Objective:
Determine how many lines below hold the string "draws". Reply with the number alone.

Material shown:

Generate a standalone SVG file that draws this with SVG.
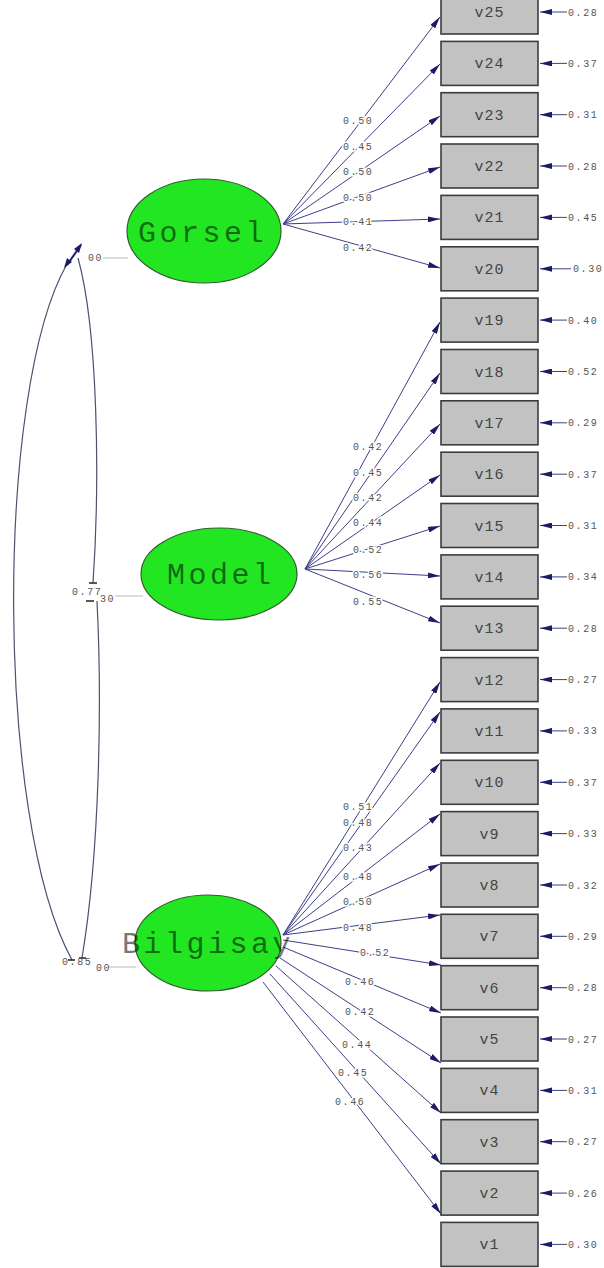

---

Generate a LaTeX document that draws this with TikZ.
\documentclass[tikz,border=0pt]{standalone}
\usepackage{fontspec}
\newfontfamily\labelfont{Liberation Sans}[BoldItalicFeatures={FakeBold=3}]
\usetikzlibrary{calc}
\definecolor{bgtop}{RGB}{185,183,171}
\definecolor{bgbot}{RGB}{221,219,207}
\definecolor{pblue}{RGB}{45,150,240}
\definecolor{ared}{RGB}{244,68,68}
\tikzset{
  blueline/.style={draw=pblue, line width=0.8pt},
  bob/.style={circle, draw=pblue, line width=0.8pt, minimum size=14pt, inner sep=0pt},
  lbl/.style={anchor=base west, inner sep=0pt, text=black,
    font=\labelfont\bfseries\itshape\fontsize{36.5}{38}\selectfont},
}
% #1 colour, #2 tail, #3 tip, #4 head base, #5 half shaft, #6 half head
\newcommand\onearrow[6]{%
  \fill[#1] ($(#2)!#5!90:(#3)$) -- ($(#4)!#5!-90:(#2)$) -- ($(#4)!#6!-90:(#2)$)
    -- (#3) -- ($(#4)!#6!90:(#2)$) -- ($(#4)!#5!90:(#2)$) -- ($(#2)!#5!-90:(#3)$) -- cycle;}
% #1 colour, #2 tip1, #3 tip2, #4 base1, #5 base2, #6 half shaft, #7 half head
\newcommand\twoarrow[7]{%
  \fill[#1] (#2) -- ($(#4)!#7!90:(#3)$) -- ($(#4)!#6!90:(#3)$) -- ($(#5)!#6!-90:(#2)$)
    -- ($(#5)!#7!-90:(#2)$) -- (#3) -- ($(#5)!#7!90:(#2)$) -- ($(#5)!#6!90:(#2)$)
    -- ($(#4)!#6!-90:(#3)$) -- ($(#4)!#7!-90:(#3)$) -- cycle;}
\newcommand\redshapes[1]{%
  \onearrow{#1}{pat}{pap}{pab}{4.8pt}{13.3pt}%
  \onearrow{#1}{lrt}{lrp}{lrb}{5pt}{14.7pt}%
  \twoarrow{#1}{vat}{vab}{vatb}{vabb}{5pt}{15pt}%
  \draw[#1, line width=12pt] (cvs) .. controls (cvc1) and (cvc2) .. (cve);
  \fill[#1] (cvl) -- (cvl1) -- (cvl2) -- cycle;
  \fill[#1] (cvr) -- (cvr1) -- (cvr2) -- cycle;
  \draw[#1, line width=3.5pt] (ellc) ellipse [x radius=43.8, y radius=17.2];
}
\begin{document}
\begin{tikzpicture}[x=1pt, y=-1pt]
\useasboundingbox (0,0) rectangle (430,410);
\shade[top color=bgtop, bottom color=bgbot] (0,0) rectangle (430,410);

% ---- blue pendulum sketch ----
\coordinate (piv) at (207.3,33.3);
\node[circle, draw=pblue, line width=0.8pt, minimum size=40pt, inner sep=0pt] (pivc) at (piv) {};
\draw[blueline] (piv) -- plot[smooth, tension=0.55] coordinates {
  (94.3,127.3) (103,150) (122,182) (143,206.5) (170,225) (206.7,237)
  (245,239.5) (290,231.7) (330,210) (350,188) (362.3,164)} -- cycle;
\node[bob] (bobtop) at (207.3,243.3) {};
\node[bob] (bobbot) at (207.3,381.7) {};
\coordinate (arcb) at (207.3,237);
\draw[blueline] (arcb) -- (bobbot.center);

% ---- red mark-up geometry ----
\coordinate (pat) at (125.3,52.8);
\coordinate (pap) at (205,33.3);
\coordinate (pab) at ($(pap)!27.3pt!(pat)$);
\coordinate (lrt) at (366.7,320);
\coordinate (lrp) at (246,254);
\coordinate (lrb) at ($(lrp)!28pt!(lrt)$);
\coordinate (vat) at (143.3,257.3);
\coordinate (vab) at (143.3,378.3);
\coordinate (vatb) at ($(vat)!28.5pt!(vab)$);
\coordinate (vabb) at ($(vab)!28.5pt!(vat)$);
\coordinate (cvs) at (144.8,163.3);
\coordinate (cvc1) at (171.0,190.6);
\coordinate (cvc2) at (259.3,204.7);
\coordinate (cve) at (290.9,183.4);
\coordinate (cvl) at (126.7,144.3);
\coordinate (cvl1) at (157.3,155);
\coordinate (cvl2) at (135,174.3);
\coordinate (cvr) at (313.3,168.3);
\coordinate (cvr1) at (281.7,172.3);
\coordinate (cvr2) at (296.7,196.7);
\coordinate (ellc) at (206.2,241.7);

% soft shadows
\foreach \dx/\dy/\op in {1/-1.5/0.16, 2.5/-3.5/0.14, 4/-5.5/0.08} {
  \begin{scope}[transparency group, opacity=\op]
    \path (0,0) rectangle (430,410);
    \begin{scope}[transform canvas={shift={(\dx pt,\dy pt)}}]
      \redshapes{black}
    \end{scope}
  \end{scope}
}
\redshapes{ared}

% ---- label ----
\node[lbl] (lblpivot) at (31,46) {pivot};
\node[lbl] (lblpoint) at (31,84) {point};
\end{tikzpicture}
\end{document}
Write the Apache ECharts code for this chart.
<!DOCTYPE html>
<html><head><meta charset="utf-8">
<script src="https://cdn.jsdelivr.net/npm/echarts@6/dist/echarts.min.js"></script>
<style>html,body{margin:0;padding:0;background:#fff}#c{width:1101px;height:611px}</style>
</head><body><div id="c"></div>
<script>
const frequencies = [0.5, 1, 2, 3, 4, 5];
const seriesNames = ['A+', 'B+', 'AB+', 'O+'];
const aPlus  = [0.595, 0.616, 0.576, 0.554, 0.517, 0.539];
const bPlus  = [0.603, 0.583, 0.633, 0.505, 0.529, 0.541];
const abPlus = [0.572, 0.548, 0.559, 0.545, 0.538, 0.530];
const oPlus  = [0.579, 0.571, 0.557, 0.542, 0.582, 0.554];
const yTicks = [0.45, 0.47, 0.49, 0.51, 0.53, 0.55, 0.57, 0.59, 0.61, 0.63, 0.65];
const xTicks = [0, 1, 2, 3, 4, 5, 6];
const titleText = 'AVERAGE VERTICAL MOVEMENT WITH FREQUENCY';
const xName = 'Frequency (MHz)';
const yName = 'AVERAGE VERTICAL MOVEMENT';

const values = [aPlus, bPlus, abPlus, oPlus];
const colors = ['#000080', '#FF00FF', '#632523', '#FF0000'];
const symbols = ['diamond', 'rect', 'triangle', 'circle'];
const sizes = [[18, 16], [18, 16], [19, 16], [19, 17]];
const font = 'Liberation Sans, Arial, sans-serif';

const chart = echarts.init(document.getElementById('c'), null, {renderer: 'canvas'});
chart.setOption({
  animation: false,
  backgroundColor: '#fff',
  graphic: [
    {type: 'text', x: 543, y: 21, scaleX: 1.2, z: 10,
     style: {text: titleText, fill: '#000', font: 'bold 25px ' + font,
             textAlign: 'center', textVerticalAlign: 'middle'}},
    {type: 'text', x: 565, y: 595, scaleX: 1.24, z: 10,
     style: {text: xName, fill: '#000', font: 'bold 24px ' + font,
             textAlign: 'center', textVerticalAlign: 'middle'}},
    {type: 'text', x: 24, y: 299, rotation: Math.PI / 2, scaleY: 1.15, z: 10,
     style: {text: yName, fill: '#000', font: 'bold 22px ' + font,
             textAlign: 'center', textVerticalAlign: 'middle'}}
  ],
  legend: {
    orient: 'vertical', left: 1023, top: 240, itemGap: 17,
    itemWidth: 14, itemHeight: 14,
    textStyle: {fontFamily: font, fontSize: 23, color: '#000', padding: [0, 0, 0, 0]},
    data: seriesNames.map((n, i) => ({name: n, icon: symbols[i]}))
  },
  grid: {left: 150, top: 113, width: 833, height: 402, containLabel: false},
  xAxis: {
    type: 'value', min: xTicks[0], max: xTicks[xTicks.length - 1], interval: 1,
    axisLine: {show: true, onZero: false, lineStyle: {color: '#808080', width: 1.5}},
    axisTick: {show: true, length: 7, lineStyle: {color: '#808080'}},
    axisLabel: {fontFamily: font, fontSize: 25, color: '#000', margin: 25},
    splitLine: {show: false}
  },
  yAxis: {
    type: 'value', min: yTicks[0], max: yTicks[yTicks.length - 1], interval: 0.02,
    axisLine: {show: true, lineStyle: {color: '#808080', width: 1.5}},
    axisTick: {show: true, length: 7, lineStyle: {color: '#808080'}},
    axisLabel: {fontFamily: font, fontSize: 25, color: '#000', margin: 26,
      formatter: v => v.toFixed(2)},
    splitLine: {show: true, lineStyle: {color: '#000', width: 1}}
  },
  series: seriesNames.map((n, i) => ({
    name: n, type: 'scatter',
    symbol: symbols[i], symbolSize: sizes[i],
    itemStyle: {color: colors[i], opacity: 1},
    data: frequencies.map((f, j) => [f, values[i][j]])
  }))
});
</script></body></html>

Output of the exercise:
2